Last year, the Chiefs were excellent from 13 personnel: one running back and three tight ends. They used that personnel grouping on 10% of their plays, averaging 0.35 EPA per play. Part of this was from opponents daring Kansas City to run the ball, so the team put heavier bodies on the field. But the Chiefs also thrived while throwing from 13 personnel. They passed on 59% of their snaps in that alignment, shredding teams with deep crossing routes and play-action.

This year, however, defenses have been prepared. The Chiefs still using 13 personnel on 9% of their plays — passing on 47% of those snaps — but are averaging minus 0.03 EPA per play. Teams have built counters to Kansas City’s most successful personnel grouping from 2022 — and the Chiefs haven’t yet figured out how to beat those counters.

Verdict: Fact

4. Skyy Moore is a bust

It hasn’t been a good second year for Moore. He’s currently on pace for 30 catches, 357 yards and two touchdowns. That would barely exceed his rookie stat line. Before the season began, I wrote about how Moore’s potential growth was critical to the floor of the wide receiver group. Now, his lack of development has led to the floor... well... falling out. Until further notice, Moore was a bad draft pick.

Verdict: Fact

5. The Chiefs should’ve signed DeAndre Hopkins

Throughout the offseason, the Chiefs flirted with Hopkins as a potential solution at wide receiver — but he ended up signing with the Tennessee Titans. Kansas City’s available means to open cap space were limited; Hopkins could simply get more money elsewhere.

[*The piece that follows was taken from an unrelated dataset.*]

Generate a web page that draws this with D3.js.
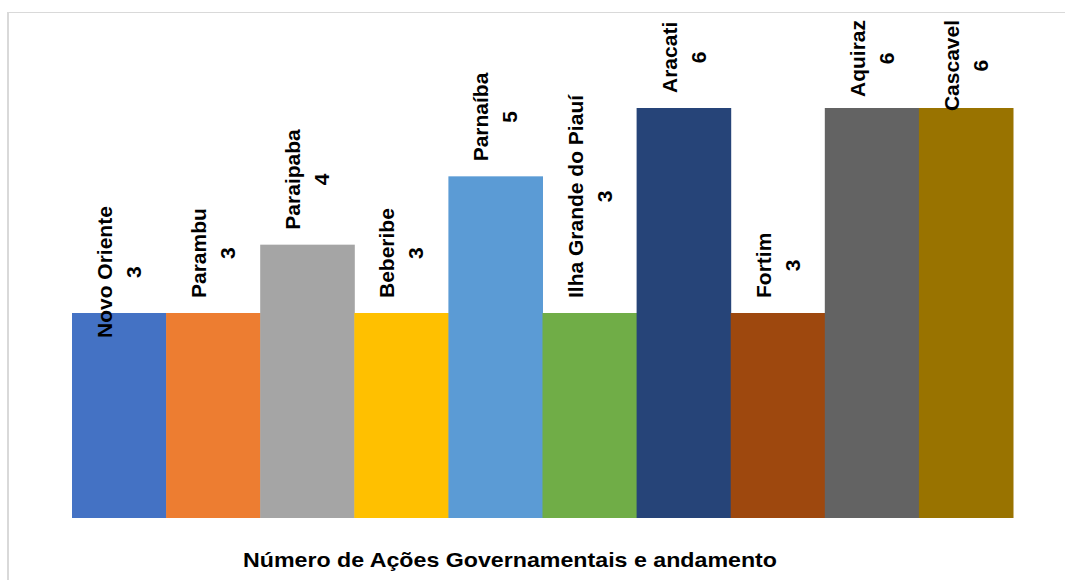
<!DOCTYPE html>
<html>
<head>
<meta charset="utf-8">
<script src="https://cdn.jsdelivr.net/npm/d3@7"></script>
<style>
  html, body { margin: 0; padding: 0; background: #fff; }
  svg { display: block; }
</style>
</head>
<body>
<svg id="chart" width="1065" height="580"></svg>
<script>
// ---- data ----
const categories = ["Novo Oriente", "Parambu", "Paraipaba", "Beberibe", "Parnaíba",
  "Ilha Grande do Piauí", "Aracati", "Fortim", "Aquiraz", "Cascavel"];
const values = [3, 3, 4, 3, 5, 3, 6, 3, 6, 6];
const colors = ["#4472C4", "#ED7D31", "#A5A5A5", "#FFC000", "#5B9BD5",
  "#70AD47", "#264478", "#9E480E", "#636363", "#997300"];
const title = "Número de Ações Governamentais e andamento";

// ---- layout ----
const W = 1065, H = 580;
const plot = { left: 72, right: 1013, top: 20, bottom: 518 };
const labelGap = 15;          // px between bar top and label end
const labelLineOffset = 14.5; // px from bar centre to each label line centre
const labelFont = 21;
// manual label nudges (px, downward) seen in the reference
const labelNudge = [40, 0, 0, 0, 0, 0, 0, 0, 0, 0];

const svg = d3.select("#chart");

// frame
svg.append("line").attr("x1", 8).attr("x2", 8).attr("y1", 12).attr("y2", H)
  .attr("stroke", "#d9d9d9").attr("stroke-width", 2);
svg.append("line").attr("x1", 7).attr("x2", W).attr("y1", 12.5).attr("y2", 12.5)
  .attr("stroke", "#d9d9d9").attr("stroke-width", 1);

const x = d3.scaleBand().domain(categories).range([plot.left, plot.right]).padding(0);
const y = d3.scaleLinear().domain([0, 6]).range([plot.bottom, 108]);

const data = categories.map((c, i) => ({ c, v: values[i], col: colors[i], i }));

svg.append("g").selectAll("rect").data(data).join("rect")
  .attr("x", d => x(d.c))
  .attr("y", d => y(d.v))
  .attr("width", x.bandwidth() + 0.5)
  .attr("height", d => y(0) - y(d.v))
  .attr("fill", d => d.col);

// labels (rotated, two lines: name and value)
const lg = svg.append("g")
  .style("font-family", "'Liberation Sans', Arial, sans-serif")
  .style("font-weight", "bold")
  .style("font-size", labelFont + "px")
  .attr("fill", "#000");

const capH = labelFont * 0.716;

data.forEach(d => {
  const cx = x(d.c) + x.bandwidth() / 2;
  const g = lg.append("g");
  const t1 = g.append("text").text(d.c).attr("text-anchor", "middle");
  const t2 = g.append("text").text(d.v).attr("text-anchor", "middle");
  const len = Math.max(t1.node().getComputedTextLength(), t2.node().getComputedTextLength());
  let bottom = y(d.v) - labelGap;
  let top = bottom - len;
  if (top < plot.top) { top = plot.top; bottom = top + len; }
  const cy = (top + bottom) / 2 + labelNudge[d.i];
  const bx1 = cx - labelLineOffset + capH / 2;
  const bx2 = cx + labelLineOffset + capH / 2;
  t1.attr("transform", `translate(${bx1},${cy}) rotate(-90)`);
  t2.attr("transform", `translate(${bx2},${cy}) rotate(-90)`);
});

// title
svg.append("text")
  .attr("x", (243 + 777) / 2)
  .attr("y", 566.5)
  .attr("text-anchor", "middle")
  .attr("textLength", 534)
  .attr("lengthAdjust", "spacingAndGlyphs")
  .style("font-family", "'Liberation Sans', Arial, sans-serif")
  .style("font-weight", "bold")
  .style("font-size", "21px")
  .text(title);
</script>
</body>
</html>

Hopkins is on pace for 75 catches, 1,224 yards and seven touchdowns this season. Marquez Valdes-Scantling, Rashee Rice and Moore are collectively on pace for 119 catches, 1,607 yards, and 11 touchdowns. Hopkins is clearly better than any receiver on Kansas City’s roster. The team should have opened the cap space to bring him in.

Verdict: Fact

6. The Chiefs shouldn’t have let Juju Smith-Schuster leave

Smith-Schuster was an awesome player for the Chiefs. He put up 78 catches, 933 yards and three touchdowns. He had a 67.3% success rate, which was the league’s third highest. Smith-Schuster brought a sense of calm to the passing offense; Mahomes could trust him to be in the right spots and move the chains.

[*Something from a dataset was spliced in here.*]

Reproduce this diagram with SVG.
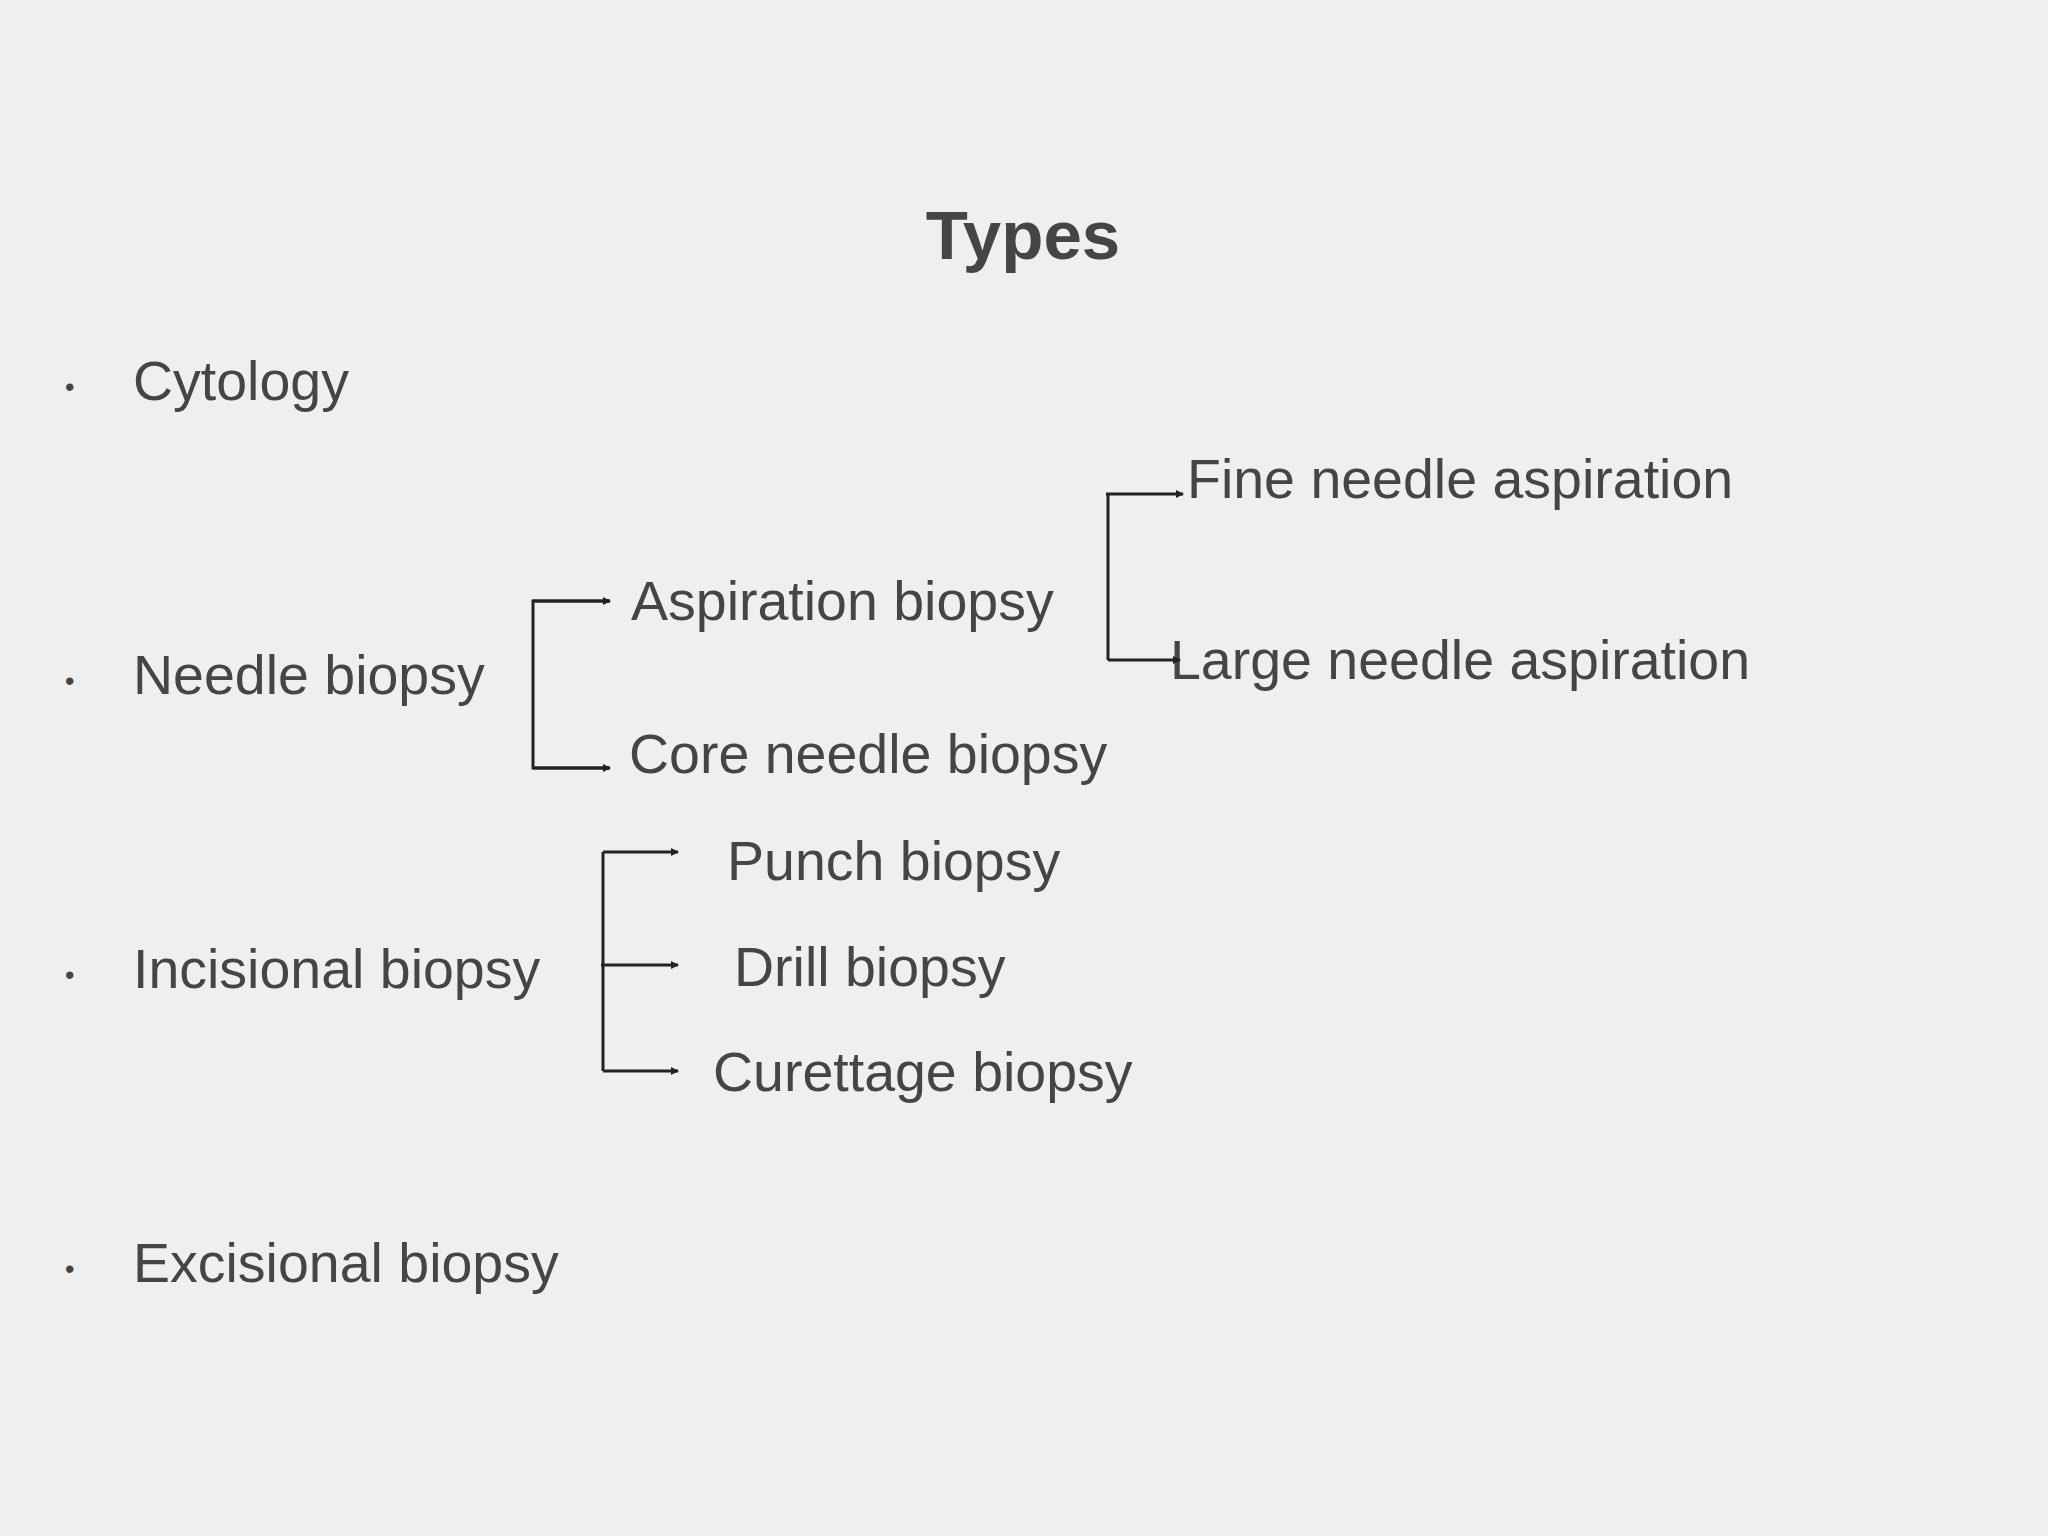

Smith-Schuster’s play has been much worse this year. He’s on pace for only 32 catches. 189 yards and two touchdowns. Some of that might be from the New England Patriots’ putrid offense — but when he was with the Pittsburgh Steelers, Smith-Schuster had success with Mason Rudolph and Duck Hodges as his quarterbacks. His body is starting to give out on him; if he had remained in Kansas City, I doubt he would have been able to be as efficient. Even given their wide receiver struggles, I think the Chiefs made the right decision.

Verdict: Fiction

7. The Chiefs can’t win the Super Bowl with this offense

The offense has very real issues. Outside of throwing to Kelce, the passing game lacks an identity. Wide receivers are playing poorly. The running game is inefficient.

There is zero doubt: offense is a significant step down from where it was last season.

But the offense isn’t broken. It is still fifth in EPA per play and seventh in success rate. Even with all of the frustrations from the passing game, the team ranks fourth in dropback EPA and fifth in success rate.

As long as Mahomes, Kelce, and Reid are in the playoffs, they’re going to be formidable. With them — and the Chiefs’ truly elite defense — Kansas City has as good a shot to win the Super Bowl as any other team.